Solve the following system of equations using the substitution method.$$\begin{array}{l} 5 w-z=14 \\ 2 w+3 z=26 \end{array}$$

Answer

**step1** Understanding the problem

The problem asks us to solve a system of two linear equations with two unknown variables, 'w' and 'z', using a specific algebraic technique called the substitution method. Our goal is to find the unique values for 'w' and 'z' that satisfy both equations simultaneously.

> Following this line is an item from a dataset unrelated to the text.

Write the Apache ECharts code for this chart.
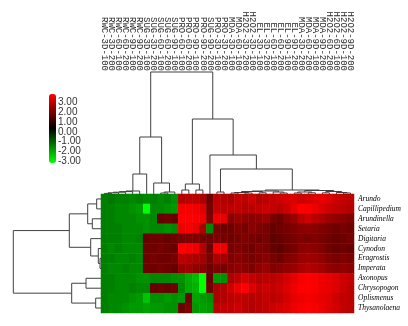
<!DOCTYPE html>
<html>
<head>
<meta charset="utf-8">
<script src="https://cdn.jsdelivr.net/npm/echarts@6/dist/echarts.min.js"></script>
<style>
  html, body { margin: 0; padding: 0; background: #fff; }
  #heat_main { width: 408px; height: 326px; }
</style>
</head>
<body>
<div id="heat_main"></div>
<script>
// column labels (left to right, as ordered by the clustering)
var colLabels = [
    'RWC-3D-100', 'RWC-3D-200', 'RWC-6D-100', 'RWC-6D-200', 'RWC-9D-100', 'RWC-9D-200',
    'SUG-3D-100', 'SUG-3D-200', 'SUG-6D-100', 'SUG-6D-200', 'SUG-9D-100',
    'PRO-6D-100', 'PRO-6D-200', 'PRO-9D-100', 'PRO-9D-200', 'SUG-9D-200',
    'PRO-3D-100', 'PRO-3D-200', 'MDA-3D-100', 'MDA-6D-100', 'H2O2-3D-200', 'H2O2-3D-100',
    'EL-3D-100', 'EL-3D-200', 'EL-6D-100', 'EL-6D-200', 'EL-9D-100', 'EL-9D-200',
    'MDA-3D-200', 'MDA-6D-200', 'MDA-9D-100', 'MDA-9D-200',
    'H2O2-6D-200', 'H2O2-6D-100', 'H2O2-9D-100', 'H2O2-9D-200'
];
// row labels (top to bottom)
var rowLabels = [
    'Arundo', 'Capillipedium', 'Arundinella', 'Setaria', 'Digitaria', 'Cynodon',
    'Eragrostis', 'Imperata', 'Axonopus', 'Chrysopogon', 'Oplismenus', 'Thysanolaena'
];
// values, one array per row
var rowArundo = [-1.5,-1.4,-1.5,-1.5,-1.6,-1.5,-1.6,-1.5,-1.6,-1.5,-1.7, 2.1,2.2,2.2,2.0,1.3,2.2,2.1, 2.0,2.3,2.2,2.4,2.1,2.2, 2.3,2.4,2.5,2.6,2.4,2.5,2.6,2.7,2.6,2.4,2.3,2.2];
var rowCapil  = [-1.5,-1.5,-1.6,-1.6,-1.7,-1.8,-3.0,-1.6,-1.6,-1.7,-1.8, 2.9,2.9,2.8,2.6,1.4,2.3,2.2, 2.2,2.3,2.1,2.2,2.3,2.4, 2.3,2.2,2.4,2.7,3.0,2.9,2.8,2.6,2.4,2.3,2.2,2.1];
var rowArundi = [-1.5,-1.5,-1.6,-1.6,-1.6,-1.7,-1.7,-1.6, 1.2, 1.3, 1.2, 3.0,3.0,2.9,2.8,1.5,2.8,2.7, 1.6,1.8,1.7,1.6,1.7,1.8, 1.4,1.3,1.6,1.8,2.2,2.4,2.2,2.0,1.8,1.7,1.6,1.5];
var rowSetar  = [-1.5,-1.5,-1.5,-1.6,-1.6,-1.6,-1.7,-1.6,-1.6,-1.7,-1.6, 2.8,2.9,2.7,2.0,-1.6,1.4,1.3, 1.3,1.5,1.4,1.6,1.5,1.4, 1.2,1.3,1.4,1.5,1.6,1.7,1.6,1.5,1.4,1.3,1.4,1.3];
var rowDigit  = [-1.5,-1.5,-1.5,-1.6,-1.6,-1.5, 1.2, 1.3, 1.3, 1.2, 1.3, 1.4,1.5,1.5,1.4,1.3,1.5,1.4, 1.3,1.4,1.5,1.4,1.3,1.4, 1.1,1.2,1.3,1.4,1.5,1.4,1.5,1.4,1.3,1.2,1.3,1.4];
var rowCynod  = [-1.5,-1.6,-1.5,-1.6,-1.6,-1.6, 1.3, 1.3, 1.4, 1.3, 1.2, 3.0,2.9,2.8,2.1,1.3,2.9,2.8, 1.4,1.5,1.4,1.3,1.5,1.4, 1.2,1.1,1.3,1.4,1.6,1.7,1.6,1.5,1.3,1.2,1.3,1.2];
var rowErag   = [-1.5,-1.5,-1.6,-1.6,-1.5,-1.6, 1.3, 1.4, 1.3, 1.3, 1.4, 2.2,2.1,2.0,1.9,1.4,2.0,1.9, 1.5,1.6,1.5,1.4,1.5,1.6, 1.4,1.3,1.5,1.6,1.8,1.9,1.8,1.7,1.5,1.4,1.5,1.4];
var rowImper  = [-1.5,-1.6,-1.6,-1.5,-1.6,-1.6, 1.3, 1.3, 1.4, 1.3, 1.2, 1.8,1.9,1.7,1.6,1.3,1.5,1.4, 1.6,1.7,1.6,1.5,1.7,1.8, 1.5,1.6,1.7,1.8,2.0,2.1,2.0,1.9,1.7,1.6,1.7,1.6];
var rowAxono  = [-1.5,-1.5,-1.6,-1.6,-1.6,-1.7,-1.7,-1.6,-1.6,-1.6,-1.7, -1.7,-2.0,-2.2,-3.0,1.2,-1.8,-1.7, 2.0,2.2,2.5,2.3,2.1,2.2, 2.2,2.3,2.5,2.7,2.9,3.0,2.9,2.8,2.7,2.6,2.4,2.3];
var rowChrys  = [-1.5,-1.5,-1.6,-1.6,-1.5,-1.6,-1.6, 1.2, 1.3, 1.2, 1.3, -1.6,-2.0,-2.1,-3.0,1.3,2.0,2.1, 2.4,2.8,3.0,2.6,2.3,2.4, 2.3,2.4,2.6,2.8,3.0,3.0,2.9,2.8,2.7,2.6,2.4,2.2];
var rowOplis  = [-1.5,-1.6,-1.6,-1.6,-1.7,-1.8,-2.3,-1.7,-1.7,-1.8,-1.7, -1.8,1.3,-1.9,-1.8,-1.7,2.0,2.1, 2.2,2.3,2.2,2.1,2.2,2.3, 2.2,2.3,2.5,2.7,2.8,2.9,2.8,2.7,2.6,2.4,2.3,2.2];
var rowThysa  = [-1.5,-1.6,-1.6,-1.7,-1.8,-1.8,-1.9,-1.8,-1.8,-1.7,-1.7, 1.3,1.5,-1.8,-1.9,-1.8,2.2,2.3, 2.3,2.4,2.2,2.1,2.2,2.3, 2.4,2.5,2.6,2.8,2.9,3.0,2.9,2.8,2.6,2.5,2.3,2.2];
var valueRows = [rowArundo, rowCapil, rowArundi, rowSetar, rowDigit, rowCynod,
                 rowErag, rowImper, rowAxono, rowChrys, rowOplis, rowThysa];
// colour key ticks (bottom to top)
var legendTicks = [-3, -2, -1, 0, 1, 2, 3];

// cluster trees: [height, left, right], a bare number is a leaf index
var colTree = [122,
    [57,
        [20, [3, [2.4, [1.8, [1.2, [0.6, 0, 1], 2], 3], 4], 5], 6],
        [11, 7, [2, [1, 8, 9], 10]]],
    [75,
        [10, [4, 11, 12], [4, 13, 14]],
        [39, 15,
            [25, [2, 16, 17],
                [4,
                    [3, [2.5, [1.5, [1, 18, 19], [1, 20, 21]], [1.2, 22, 23]], [2, 24, [1, 25, 26]]],
                    [3.5, [2, [1, 27, 28], [1.2, 29, 30]], [2.5, [1.2, 31, 32], [1.5, 33, [1, 34, 35]]]]]]]]
];
var rowTree = [87.7,
    [31.7, [13.3, [4.3, 0, 1], [8.7, 2, 3]], [10.3, 4, [2.7, 5, [1.0, 6, 7]]]],
    [29.3, [15, 8, 9], [5.3, 10, 11]]
];

// flatten a tree into links [posLeft, hLeft, posRight, hRight, h]
function treeLinks(node, out) {
    if (typeof node === 'number') {
        return { pos: node, h: 0 };
    }
    var a = treeLinks(node[1], out);
    var b = treeLinks(node[2], out);
    out.push([a.pos, a.h, b.pos, b.h, node[0]]);
    return { pos: (a.pos + b.pos) / 2, h: node[0] };
}

var colLinks = [];
treeLinks(colTree, colLinks);
var rowLinks = [];
treeLinks(rowTree, rowLinks);

var heatData = [];
valueRows.forEach(function (row, y) {
    row.forEach(function (v, x) {
        heatData.push([x, y, v]);
    });
});

var lineStyle = { stroke: '#404040', fill: null, lineWidth: 1 };

var myChart = echarts.init(document.getElementById('heat_main'), null, { renderer: 'canvas' });
var option = {
    backgroundColor: '#fff',
    animation: false,
    grid: [
        // heatmap
        { left: 101, top: 194, width: 253, height: 119 },
        // column dendrogram
        { left: 101, top: 72, width: 253, height: 122 },
        // row dendrogram
        { left: 13, top: 194, width: 88, height: 119 },
        // colour key labels
        { left: 49, top: 102.7, width: 7, height: 58.3 }
    ],
    xAxis: [
        {
            gridIndex: 0, type: 'category', data: colLabels, position: 'top',
            axisLine: { show: false }, axisTick: { show: false }, splitLine: { show: false },
            axisLabel: {
                interval: 0, rotate: 90, margin: 123,
                fontFamily: 'Liberation Mono', fontSize: 9, color: '#2a2a2a'
            }
        },
        { gridIndex: 1, type: 'value', min: -0.5, max: 35.5, show: false },
        { gridIndex: 2, type: 'value', min: 0, max: 88, inverse: true, show: false },
        { gridIndex: 3, type: 'value', show: false }
    ],
    yAxis: [
        {
            gridIndex: 0, type: 'category', data: rowLabels, position: 'right', inverse: true,
            axisLine: { show: false }, axisTick: { show: false }, splitLine: { show: false },
            axisLabel: {
                interval: 0, margin: 4,
                fontFamily: 'Liberation Serif', fontStyle: 'italic', fontSize: 7.5, color: '#000'
            }
        },
        { gridIndex: 1, type: 'value', min: 0, max: 122, show: false },
        { gridIndex: 2, type: 'value', min: -0.5, max: 11.5, inverse: true, show: false },
        {
            // colour key tick labels
            gridIndex: 3, type: 'category', position: 'right', boundaryGap: false,
            data: legendTicks.map(function (v) { return v.toFixed(2); }),
            axisLine: { show: false }, axisTick: { show: false }, splitLine: { show: false },
            axisLabel: {
                interval: 0, margin: 2, fontSize: 10, color: '#333',
                fontFamily: '"Liberation Sans Narrow", "Arial Narrow", sans-serif'
            }
        }
    ],
    visualMap: {
        type: 'continuous',
        seriesIndex: 0,
        min: -3, max: 3,
        calculable: false,
        left: 49, top: 94,
        itemWidth: 7, itemHeight: 69,
        padding: 0,
        inRange: { color: ['#00ff00', '#000000', '#ff0000'] }
    },
    series: [
        {
            type: 'heatmap', xAxisIndex: 0, yAxisIndex: 0,
            data: heatData,
            itemStyle: { borderWidth: 0 },
            emphasis: { disabled: true }
        },
        {
            // column dendrogram
            type: 'custom', xAxisIndex: 1, yAxisIndex: 1,
            data: colLinks,
            renderItem: function (params, api) {
                var pts = [
                    api.coord([api.value(0), api.value(1)]),
                    api.coord([api.value(0), api.value(4)]),
                    api.coord([api.value(2), api.value(4)]),
                    api.coord([api.value(2), api.value(3)])
                ];
                return { type: 'polyline', shape: { points: pts }, style: lineStyle };
            }
        },
        {
            // row dendrogram
            type: 'custom', xAxisIndex: 2, yAxisIndex: 2,
            data: rowLinks,
            renderItem: function (params, api) {
                var pts = [
                    api.coord([api.value(1), api.value(0)]),
                    api.coord([api.value(4), api.value(0)]),
                    api.coord([api.value(4), api.value(2)]),
                    api.coord([api.value(3), api.value(2)])
                ];
                return { type: 'polyline', shape: { points: pts }, style: lineStyle };
            }
        }
    ]
};
myChart.setOption(option);
window.addEventListener("resize", function () {
    myChart.resize();
});
</script>
</body>
</html>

**step2** Choosing an equation and expressing one variable in terms of the other

We are given the following system of equations:
Equation (1): $$5w - z = 14$$
Equation (2): $$2w + 3z = 26$$
To use the substitution method, we need to isolate one variable in one of the equations. It is generally easiest to pick an equation where a variable has a coefficient of 1 or -1, as this avoids fractions. In Equation (1), the variable 'z' has a coefficient of -1.
Let's rearrange Equation (1) to solve for 'z':
$$5w - z = 14$$
To get 'z' by itself, we can add 'z' to both sides of the equation and subtract 14 from both sides:
$$5w - 14 = z$$
So, we have an expression for 'z' in terms of 'w':
$$z = 5w - 14$$

**step3** Substituting the expression into the other equation

Now that we have an expression for 'z' ($$5w - 14$$), we will substitute this expression into Equation (2). This eliminates 'z' from Equation (2), leaving us with an equation that has only 'w' as the unknown variable.
Equation (2) is: $$2w + 3z = 26$$
Substitute $$z = 5w - 14$$ into Equation (2):
$$2w + 3(5w - 14) = 26$$

**step4** Solving for the first variable, 'w'

Now we have an equation with only one variable, 'w', which we can solve.
$$2w + 3(5w - 14) = 26$$
First, distribute the 3 to both terms inside the parentheses:
$$2w + (3 \times 5w) - (3 \times 14) = 26$$
$$2w + 15w - 42 = 26$$
Next, combine the 'w' terms on the left side:
$$(2 + 15)w - 42 = 26$$
$$17w - 42 = 26$$
To isolate the term with 'w', add 42 to both sides of the equation:
$$17w = 26 + 42$$
$$17w = 68$$
Finally, divide both sides by 17 to find the value of 'w':
$$w = \frac{68}{17}$$
$$w = 4$$
So, the value of 'w' is 4.

**step5** Solving for the second variable, 'z'

With the value of 'w' found (which is 4), we can now find the value of 'z'. We will substitute $$w = 4$$ back into the expression we derived for 'z' in Step 2:
$$z = 5w - 14$$
Substitute $$w = 4$$ into this expression:
$$z = 5(4) - 14$$
Perform the multiplication:
$$z = 20 - 14$$
Perform the subtraction:
$$z = 6$$
So, the value of 'z' is 6.

**step6** Checking the solution

To verify that our solution is correct, we substitute the values $$w=4$$ and $$z=6$$ into both original equations to ensure they are satisfied.
Check Equation (1):
$$5w - z = 14$$
Substitute $$w=4$$ and $$z=6$$:
$$5(4) - 6 = 14$$
$$20 - 6 = 14$$
$$14 = 14$$ (This equation holds true.)
Check Equation (2):
$$2w + 3z = 26$$
Substitute $$w=4$$ and $$z=6$$:
$$2(4) + 3(6) = 26$$
$$8 + 18 = 26$$
$$26 = 26$$ (This equation also holds true.)
Since both original equations are satisfied by $$w=4$$ and $$z=6$$, our solution is correct.